Schicke der Plotterei zusätzlich zur Plotdatei ein JPEG zur Ansicht mit (für alle Fälle), dannklappt das auf jeden Fall. 

Grüße, Chris.


----------



## Rudi123 (6. Mai 2007)

ja aber ein kumpel vom mir hat nen plotter rum stehen und drum will ich selbst machen  also kann ich niemanden fragen obs so passt. bitte helft mir...


----------



## chritz tosh (7. Mai 2007)

Rudi123 hat gesagt.:


> ... hat nen plotter rum stehen ...



Na, was gibts denn Besseres? 
Dann lass doch endlich plotten! 

Die Datei sieht plotfertig aus, mir sind (soweit ich das beurteilen kann) keine Fehler aufgefallen. 

Und wenns schief geht (wovon ich nicht ausgehe) kanns Dein "Kumpel" nach Korrektur ja nochmal schnell plotten ... oder?


----------



## Rudi123 (8. Mai 2007)

ja gut werds mal ausprobieren nur das problem iss mein kumpel hat genau so viel plan davon wie ich  ich sag mal bescheid was raus gekommen ist


----------



## Rudi123 (8. Mai 2007)

so habs mal getestet   also der plotter schneidet alles nur keine schrift er versucht alles "auszumahlen". bitte bitte helft mir dir schriftart heist Tagextreme wenns jemanden hilft...


----------



## Beppone (10. Mai 2007)

Du mußt die schriften natürlich in Pfade konvertieren.

Auch dürfen keine Objekte übereinander liegen, sonst schneidet der Plotter das durch.
Verschmelzen ist hier angesagt.

Grüße!


----------



## Rudi123 (10. Mai 2007)

> Du mußt die schriften natürlich in Pfade konvertieren.



nur wie?


----------



## chritz tosh (11. Mai 2007)

Hallo Rudi, 

da ich Dich wohl auf die falsche Fährte gelockt habe, habe ich mich verpflichtet gefühlt, Dir die Grafik plotfähig aufzubereiten. Ausserdem heißt Du so wie der Hund einer guten Freundin - und den mag ich ...  

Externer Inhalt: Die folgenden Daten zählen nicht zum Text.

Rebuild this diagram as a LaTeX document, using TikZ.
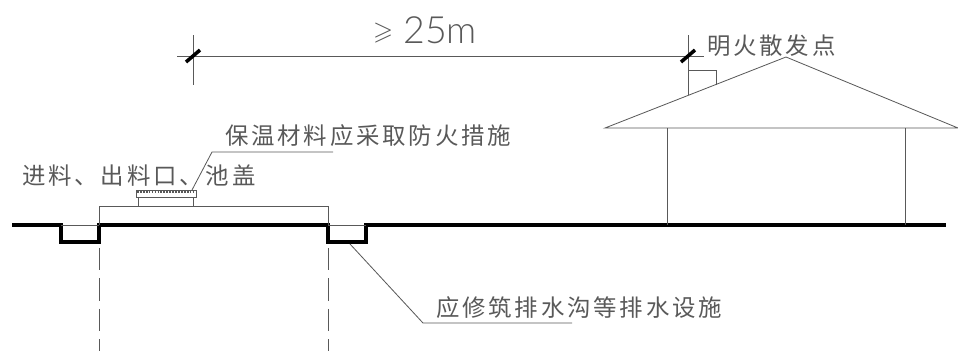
\documentclass[tikz,border=0pt]{standalone}
\usepackage{amssymb}
\usepackage{fontspec}
\newfontfamily\cjk[LetterSpace=12]{Noto Sans CJK SC}
\newfontfamily\dimfont{Lato Light}
\definecolor{inkgray}{gray}{0.35}
\tikzset{
  label/.style={inner sep=0pt,text=inkgray,font=\fontsize{20}{24}\cjk},
  thin line/.style={draw=inkgray,line width=0.7pt},
  ground/.style={draw=black,line width=3.4pt,line join=miter},
  tick/.style={draw=black,line width=3pt},
  pit/.style={draw=inkgray,line width=0.7pt,dash pattern=on 19pt off 7pt}
}
\begin{document}
\begin{tikzpicture}[x=0.03cm,y=-0.03cm]

\useasboundingbox (0,0) rectangle (958,351);

% Define dimensions
\def\gy{225}    % Ground level
\def\py{242}    % Bottom of the drains
\def\ey{128}    % Eave level

% Define coordinates used in the diagram
\coordinate (gl) at (12,\gy);
\coordinate (gr) at (946,\gy);
\coordinate (apex) at (786,57);
\coordinate (el) at (605,\ey);
\coordinate (er) at (958,\ey);
\coordinate (dl) at (177,56);
\coordinate (dr) at (704,56);
\coordinate (tl) at (193,56);
\coordinate (tr) at (688,56);

% Ground with the two drains
\draw [ground] (gl) -- (61,\gy) -- (61,\py) -- (99,\py) -- (99,\gy) -- (328,\gy)
   -- (328,\py) -- (366,\py) -- (366,\gy) -- (gr);
\draw [thin line] (61,\gy) -- (99,\gy);
\draw [thin line] (328,\gy) -- (366,\gy);

% Slab over the tank and the tank walls below ground
\draw [thin line] (99,\gy) -- (99,206) -- (328,206) -- (328,\gy);
\draw [pit] (99,248) -- (99,351);
\draw [pit] (328,248) -- (328,351);

% Cover on the slab
\draw [thin line] (138,206) -- (138,197);
\draw [thin line] (193,206) -- (193,197);
\draw [thin line] (136,190) rectangle (196,197);
\draw [line width=1.6pt,draw=inkgray,dash pattern=on 1.5pt off 1pt] (137,192) -- (195,192);

% House
\draw [thin line] (el) -- (apex) -- (er) -- cycle;
\draw [thin line] (667,\ey) -- (667,\gy);
\draw [thin line] (905,\ey) -- (905,\gy);

% Chimney
\draw [thin line] (688,70) -- (716,70) -- (716,85);

% Dimension line
\draw [thin line] (dl) -- (dr);
\draw [thin line] (193,35) -- (193,85);
\draw [thin line] (688,35) -- (688,95);
\draw [tick] (tl) ++(-7,6) -- ++(14,-12);
\draw [tick] (tr) ++(-7,6) -- ++(14,-12);

% Texts
\node [inner sep=0pt,text=inkgray,font=\fontsize{32}{36}\dimfont] (dim) at (425,30) {\raisebox{3pt}{\fontsize{22}{24}\selectfont$\geqslant$} 25m};
\node [label,anchor=west] (fire) at (707,46) {明火散发点};
\node [label,anchor=west] (ins) at (225,136) {保温材料应采取防火措施};
\node [label,anchor=west] (cover) at (22,176) {进料、出料口、池盖};
\node [label,anchor=west] (drain) at (436,308) {应修筑排水沟等排水设施};

% Leaders
\coordinate (ia) at (192,190);
\coordinate (ib) at (212,152);
\coordinate (ic) at (333,152);
\coordinate (da) at (350,244);
\coordinate (db) at (423,323);
\coordinate (dc) at (572,323);
\draw [thin line] (ia) -- (ib) -- (ic);
\draw [thin line] (da) -- (db) -- (dc);

\end{tikzpicture}
\end{document}
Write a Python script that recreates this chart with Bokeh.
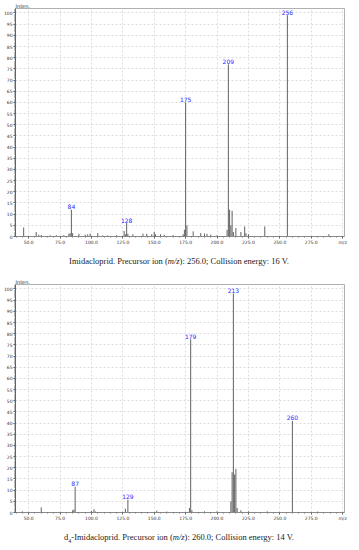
from bokeh.plotting import figure
from bokeh.models import Range1d, FixedTicker, Div, ColumnDataSource
from bokeh.layouts import column
from bokeh.embed import file_html
from bokeh.resources import INLINE
from bokeh.core.properties import value

# ---- data: chart 1 (Imidacloprid) ----
mz1 = [46, 56, 58, 60, 67, 72, 78, 82, 83, 84, 85, 90, 95, 97, 99, 105, 109, 113,
       120, 126, 127, 128, 129, 133, 141, 144, 148, 150, 151, 155, 158, 165, 173,
       174, 175, 176, 181, 187, 190, 192, 195, 200, 208, 209, 210, 211, 212, 213,
       215, 219, 222, 223, 225, 238, 256, 289]
int1 = [4.0, 2.0, 0.8, 0.7, 0.5, 0.6, 0.6, 1.2, 1.5, 12.0, 1.5, 1.2, 0.8, 1.0, 1.3,
        1.5, 0.5, 0.5, 0.6, 2.5, 1.0, 6.0, 1.2, 1.0, 1.3, 1.2, 1.0, 2.0, 1.0, 1.0,
        0.8, 0.6, 1.0, 3.0, 60.0, 5.0, 2.3, 1.5, 1.3, 1.2, 0.8, 0.5, 3.0, 77.0,
        12.0, 5.0, 11.5, 2.0, 3.8, 2.0, 4.5, 1.5, 1.0, 4.5, 99.0, 1.0]
lab_mz1 = [84, 128, 175, 209, 256]
lab_int1 = [12.0, 6.0, 60.0, 77.0, 99.0]
caption1 = "Imidacloprid. Precursor ion (<i>m/z</i>): 256.0; Collision energy: 16 V."

# ---- data: chart 2 (d4-Imidacloprid) ----
mz2 = [45, 60, 85, 86, 87, 100, 102, 103, 127, 129, 152, 160, 178, 179, 180, 190,
       200, 211, 212, 213, 214, 215, 216, 219, 225, 240, 260, 280]
int2 = [0.5, 2.3, 1.0, 1.3, 11.5, 0.7, 1.5, 0.5, 1.7, 5.7, 0.8, 0.4, 2.0, 77.5,
        1.0, 0.5, 0.5, 5.0, 18.0, 98.0, 17.0, 19.5, 2.0, 1.0, 0.5, 0.5, 41.0, 0.4]
lab_mz2 = [87, 129, 179, 213, 260]
lab_int2 = [11.5, 5.7, 77.5, 98.0, 41.0]
caption2 = "d<sub style=\"font-size:6px;line-height:0\">4</sub>-Imidacloprid. Precursor ion (<i>m/z</i>): 260.0; Collision energy: 14 V."

x_ticks = [50, 75, 100, 125, 150, 175, 200, 225, 250, 275, 300]
x_tick_labels = {50: "50.0", 75: "75.0", 100: "100.0", 125: "125.0", 150: "150.0",
                 175: "175.0", 200: "200.0", 225: "225.0", 250: "250.0",
                 275: "275.0", 300: "m/z"}
y_ticks = list(range(0, 101, 5))


def make_chart(mz, inten, lmz, lint):
    p = figure(width=348, height=247, output_backend="svg", toolbar_location=None,
               x_range=Range1d(39.5, 301.5), y_range=Range1d(0, 102),
               min_border_left=10, min_border_right=4, min_border_top=2,
               min_border_bottom=2, title="Inten.")
    p.title.text_font_size = "5px"
    p.title.text_font = "DejaVu Sans"
    p.title.text_font_style = "normal"
    p.title.offset = 0
    p.title.standoff = 0
    p.title.text_color = "#333333"
    p.outline_line_color = "#b0b0b0"
    p.background_fill_color = "white"

    p.xaxis.ticker = FixedTicker(ticks=x_ticks,
                                 minor_ticks=list(range(40, 302, 5)))
    p.xaxis.major_label_overrides = x_tick_labels
    p.yaxis.ticker = FixedTicker(ticks=y_ticks, minor_ticks=[v / 2 for v in range(0, 204)])
    for ax in (p.xaxis, p.yaxis):
        ax.major_label_text_font_size = "4.5px"
        ax.major_label_text_font = "DejaVu Sans"
        ax.major_label_text_color = "#333333"
        ax.axis_line_color = "#555555"
        ax.major_tick_line_color = "#555555"
        ax.minor_tick_line_color = "#777777"
        ax.major_tick_in = 0
        ax.major_tick_out = 2
        ax.minor_tick_in = 0
        ax.minor_tick_out = 1
        ax.major_label_standoff = 1
    p.xaxis.axis_line_color = "#888888"

    p.xgrid.ticker = FixedTicker(ticks=x_ticks)
    p.ygrid.ticker = FixedTicker(ticks=y_ticks)
    for g in (p.xgrid, p.ygrid):
        g.grid_line_color = "#cfcfcf"
        g.grid_line_dash = "2 2"
        g.grid_line_width = 0.7

    src = ColumnDataSource(dict(x=mz, y=inten, y0=[0] * len(mz)))
    p.segment(x0="x", y0="y0", x1="x", y1="y", source=src,
              line_color="#3a3a3a", line_width=0.8)
    lsrc = ColumnDataSource(dict(x=lmz, y=lint, t=[str(v) for v in lmz]))
    p.text(x="x", y="y", text="t", source=lsrc, text_align="center",
           text_baseline="bottom", text_font_size="6px", y_offset=-0.5,
           text_color="#2a2aff", text_font=value("DejaVu Sans"))
    return p


def caption(html):
    return Div(text=('<div style="width:348px;text-align:center;'
                     'font-family:\'Liberation Serif\',serif;font-size:8.5px;'
                     'color:#222;line-height:10px;padding-top:4px;">' + html + '</div>'),
               width=348, height=19)


p1 = make_chart(mz1, int1, lab_mz1, lab_int1)
p2 = make_chart(mz2, int2, lab_mz2, lab_int2)
layout = column(p1, caption(caption1), p2, caption(caption2), spacing=0)

open("out.html", "w").write(file_html(layout, INLINE))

Hier kannst Du das plotfähige EPS runterladen: 
http://www.werk30.de/DL/Streetmastaz.zip 

Viel Erfolg,
Chris


----------



## Rudi123 (11. Mai 2007)

juhu vielen dank... nur jetzt noch die frage  ich wills ja auch lernen und von da her könntest du mir die schritte aufzählen die du gemacht hast?


----------



## chritz tosh (11. Mai 2007)

Sorry - habs in Freehand gemacht. 
Corel = Buch mit sieben Siegeln ...  

Grüße!


----------



## chritz tosh (29. Mai 2007)

So, Freunde der Sonne ... 

... musste mich doch tatsächlich mit Corel auseinandersetzen und werde für die Nachwelt folgendes festhalten: 

Schrift in Pfade konvertieren in CorelDraw: 
1. Schrift auswählen 
2. Strg + F8  (in Grafiktext konvertieren) 
3. Strg + Q (in Kurven konvertieren) 

Die beiden Schritte sind notwendig, dann könnt Ihr die Datei zum Plotter schicken - versprochen!


----------



## Gabriele Ziora (28. November 2011)

hallo, bist du weitergekommen? Stehe ständig vor dem Problem mit corel draw x3 und meinem Plotter. Brauche ein gutes Buch um mich einzuschaffen. Kennst du da was.


----------